**TASK OBJECTIVE**
Retype all of the listing exactly, passing over any picture you find.

-- Start INPUT FOR THIS TASK --

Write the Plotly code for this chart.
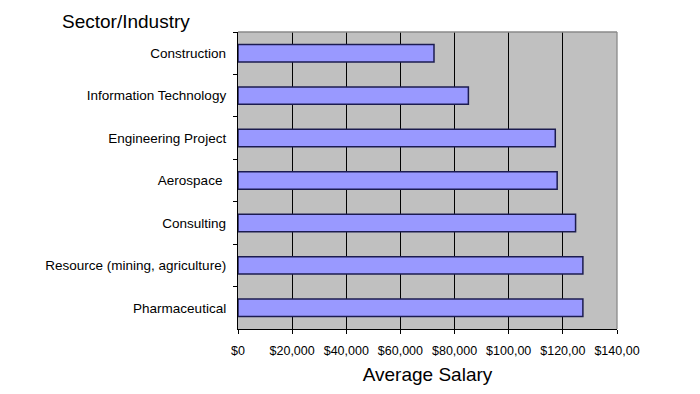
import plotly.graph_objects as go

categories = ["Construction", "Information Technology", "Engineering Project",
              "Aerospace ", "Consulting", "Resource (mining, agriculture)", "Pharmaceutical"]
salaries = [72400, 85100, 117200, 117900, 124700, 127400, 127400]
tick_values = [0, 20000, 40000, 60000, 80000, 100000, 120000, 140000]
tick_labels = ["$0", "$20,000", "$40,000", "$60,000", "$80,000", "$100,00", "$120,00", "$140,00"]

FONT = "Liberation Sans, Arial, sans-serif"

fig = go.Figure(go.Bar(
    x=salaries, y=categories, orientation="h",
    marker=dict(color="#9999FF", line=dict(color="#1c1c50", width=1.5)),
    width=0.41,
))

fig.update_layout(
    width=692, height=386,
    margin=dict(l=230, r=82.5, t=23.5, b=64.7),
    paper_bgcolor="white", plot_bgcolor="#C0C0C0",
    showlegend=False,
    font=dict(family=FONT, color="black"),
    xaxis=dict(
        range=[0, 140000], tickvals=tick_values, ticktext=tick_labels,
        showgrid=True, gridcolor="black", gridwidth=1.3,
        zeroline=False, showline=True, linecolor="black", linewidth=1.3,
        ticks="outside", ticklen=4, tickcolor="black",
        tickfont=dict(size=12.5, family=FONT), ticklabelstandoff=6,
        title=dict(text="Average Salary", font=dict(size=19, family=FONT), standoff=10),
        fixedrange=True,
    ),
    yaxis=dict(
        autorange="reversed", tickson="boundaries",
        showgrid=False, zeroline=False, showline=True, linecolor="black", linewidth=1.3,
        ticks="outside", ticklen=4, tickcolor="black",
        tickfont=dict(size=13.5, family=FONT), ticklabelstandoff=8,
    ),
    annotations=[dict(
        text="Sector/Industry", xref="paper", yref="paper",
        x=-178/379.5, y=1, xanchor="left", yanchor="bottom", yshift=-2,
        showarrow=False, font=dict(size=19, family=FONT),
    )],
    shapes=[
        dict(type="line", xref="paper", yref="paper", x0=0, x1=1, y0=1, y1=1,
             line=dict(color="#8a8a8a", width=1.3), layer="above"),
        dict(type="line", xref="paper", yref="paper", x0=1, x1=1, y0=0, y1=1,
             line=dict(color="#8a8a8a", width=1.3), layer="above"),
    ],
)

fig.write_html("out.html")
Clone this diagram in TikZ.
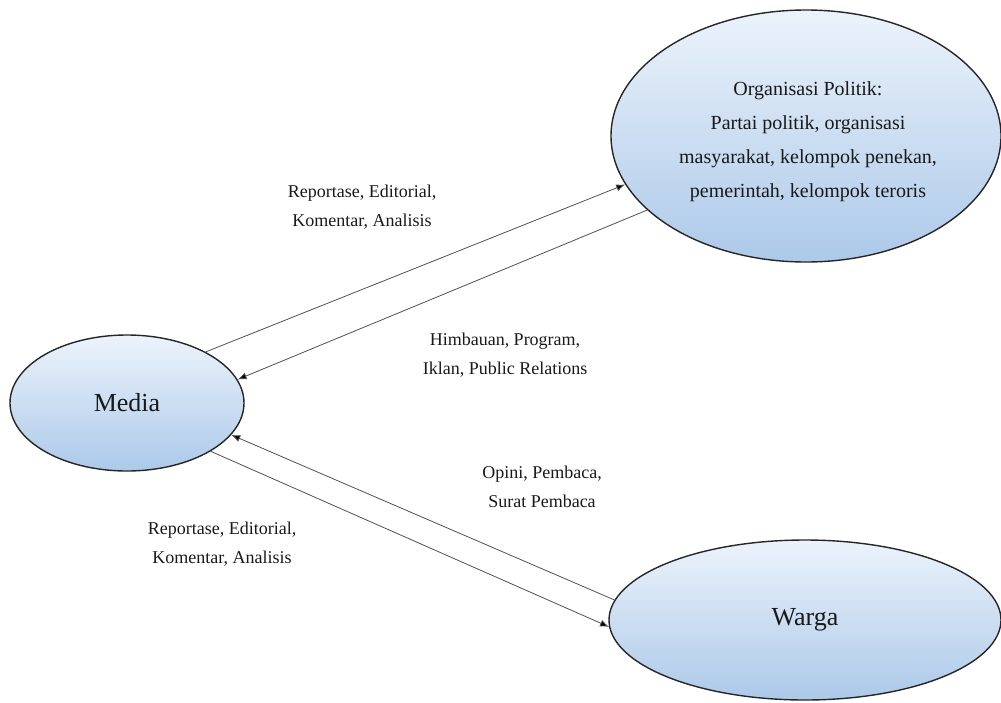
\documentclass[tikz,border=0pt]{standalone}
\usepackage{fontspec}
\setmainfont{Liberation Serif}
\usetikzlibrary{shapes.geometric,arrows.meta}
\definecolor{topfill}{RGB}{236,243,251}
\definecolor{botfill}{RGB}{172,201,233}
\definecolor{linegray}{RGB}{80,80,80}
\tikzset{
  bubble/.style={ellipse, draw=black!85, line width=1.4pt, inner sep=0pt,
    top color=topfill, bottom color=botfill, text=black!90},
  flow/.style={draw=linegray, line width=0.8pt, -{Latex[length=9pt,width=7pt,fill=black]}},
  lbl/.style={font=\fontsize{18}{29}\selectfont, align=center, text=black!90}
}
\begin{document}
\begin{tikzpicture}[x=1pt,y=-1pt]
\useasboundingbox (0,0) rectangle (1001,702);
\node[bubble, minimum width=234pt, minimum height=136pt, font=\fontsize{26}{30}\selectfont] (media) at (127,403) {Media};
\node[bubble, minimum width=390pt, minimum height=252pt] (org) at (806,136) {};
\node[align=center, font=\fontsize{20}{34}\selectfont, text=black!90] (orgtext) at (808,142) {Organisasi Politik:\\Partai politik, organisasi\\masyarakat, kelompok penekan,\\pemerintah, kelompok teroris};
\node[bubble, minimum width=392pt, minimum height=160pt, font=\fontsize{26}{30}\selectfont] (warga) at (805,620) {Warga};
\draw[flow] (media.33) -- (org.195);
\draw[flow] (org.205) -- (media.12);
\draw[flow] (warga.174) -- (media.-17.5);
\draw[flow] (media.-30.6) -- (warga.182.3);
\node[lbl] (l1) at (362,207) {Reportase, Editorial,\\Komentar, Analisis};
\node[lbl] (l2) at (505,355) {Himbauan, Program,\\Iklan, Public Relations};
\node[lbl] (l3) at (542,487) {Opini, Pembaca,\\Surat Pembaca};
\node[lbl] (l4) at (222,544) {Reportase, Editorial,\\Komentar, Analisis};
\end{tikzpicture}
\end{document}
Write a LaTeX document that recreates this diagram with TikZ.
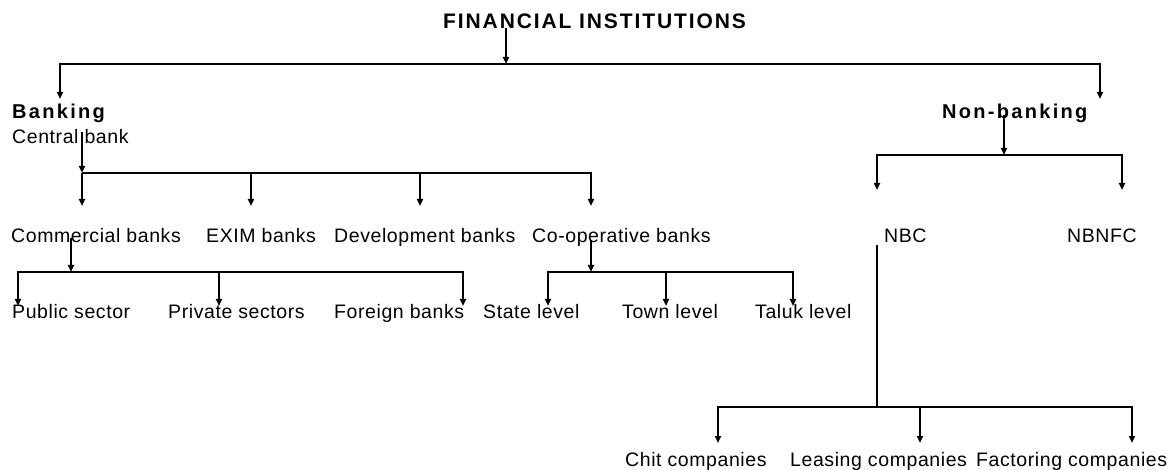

-- End INPUT FOR THIS TASK --

**ANSWER BELOW**
Write the Plotly code for this chart.
import plotly.graph_objects as go

categories = ["Construction", "Information Technology", "Engineering Project",
              "Aerospace ", "Consulting", "Resource (mining, agriculture)", "Pharmaceutical"]
salaries = [72400, 85100, 117200, 117900, 124700, 127400, 127400]
tick_values = [0, 20000, 40000, 60000, 80000, 100000, 120000, 140000]
tick_labels = ["$0", "$20,000", "$40,000", "$60,000", "$80,000", "$100,00", "$120,00", "$140,00"]

FONT = "Liberation Sans, Arial, sans-serif"

fig = go.Figure(go.Bar(
    x=salaries, y=categories, orientation="h",
    marker=dict(color="#9999FF", line=dict(color="#1c1c50", width=1.5)),
    width=0.41,
))

fig.update_layout(
    width=692, height=386,
    margin=dict(l=230, r=82.5, t=23.5, b=64.7),
    paper_bgcolor="white", plot_bgcolor="#C0C0C0",
    showlegend=False,
    font=dict(family=FONT, color="black"),
    xaxis=dict(
        range=[0, 140000], tickvals=tick_values, ticktext=tick_labels,
        showgrid=True, gridcolor="black", gridwidth=1.3,
        zeroline=False, showline=True, linecolor="black", linewidth=1.3,
        ticks="outside", ticklen=4, tickcolor="black",
        tickfont=dict(size=12.5, family=FONT), ticklabelstandoff=6,
        title=dict(text="Average Salary", font=dict(size=19, family=FONT), standoff=10),
        fixedrange=True,
    ),
    yaxis=dict(
        autorange="reversed", tickson="boundaries",
        showgrid=False, zeroline=False, showline=True, linecolor="black", linewidth=1.3,
        ticks="outside", ticklen=4, tickcolor="black",
        tickfont=dict(size=13.5, family=FONT), ticklabelstandoff=8,
    ),
    annotations=[dict(
        text="Sector/Industry", xref="paper", yref="paper",
        x=-178/379.5, y=1, xanchor="left", yanchor="bottom", yshift=-2,
        showarrow=False, font=dict(size=19, family=FONT),
    )],
    shapes=[
        dict(type="line", xref="paper", yref="paper", x0=0, x1=1, y0=1, y1=1,
             line=dict(color="#8a8a8a", width=1.3), layer="above"),
        dict(type="line", xref="paper", yref="paper", x0=1, x1=1, y0=0, y1=1,
             line=dict(color="#8a8a8a", width=1.3), layer="above"),
    ],
)

fig.write_html("out.html")
Clone this diagram in TikZ.
\documentclass[tikz,border=0pt]{standalone}
\usepackage{fontspec}
\setmainfont{Liberation Serif}
\usetikzlibrary{shapes.geometric,arrows.meta}
\definecolor{topfill}{RGB}{236,243,251}
\definecolor{botfill}{RGB}{172,201,233}
\definecolor{linegray}{RGB}{80,80,80}
\tikzset{
  bubble/.style={ellipse, draw=black!85, line width=1.4pt, inner sep=0pt,
    top color=topfill, bottom color=botfill, text=black!90},
  flow/.style={draw=linegray, line width=0.8pt, -{Latex[length=9pt,width=7pt,fill=black]}},
  lbl/.style={font=\fontsize{18}{29}\selectfont, align=center, text=black!90}
}
\begin{document}
\begin{tikzpicture}[x=1pt,y=-1pt]
\useasboundingbox (0,0) rectangle (1001,702);
\node[bubble, minimum width=234pt, minimum height=136pt, font=\fontsize{26}{30}\selectfont] (media) at (127,403) {Media};
\node[bubble, minimum width=390pt, minimum height=252pt] (org) at (806,136) {};
\node[align=center, font=\fontsize{20}{34}\selectfont, text=black!90] (orgtext) at (808,142) {Organisasi Politik:\\Partai politik, organisasi\\masyarakat, kelompok penekan,\\pemerintah, kelompok teroris};
\node[bubble, minimum width=392pt, minimum height=160pt, font=\fontsize{26}{30}\selectfont] (warga) at (805,620) {Warga};
\draw[flow] (media.33) -- (org.195);
\draw[flow] (org.205) -- (media.12);
\draw[flow] (warga.174) -- (media.-17.5);
\draw[flow] (media.-30.6) -- (warga.182.3);
\node[lbl] (l1) at (362,207) {Reportase, Editorial,\\Komentar, Analisis};
\node[lbl] (l2) at (505,355) {Himbauan, Program,\\Iklan, Public Relations};
\node[lbl] (l3) at (542,487) {Opini, Pembaca,\\Surat Pembaca};
\node[lbl] (l4) at (222,544) {Reportase, Editorial,\\Komentar, Analisis};
\end{tikzpicture}
\end{document}
Write a LaTeX document that recreates this diagram with TikZ.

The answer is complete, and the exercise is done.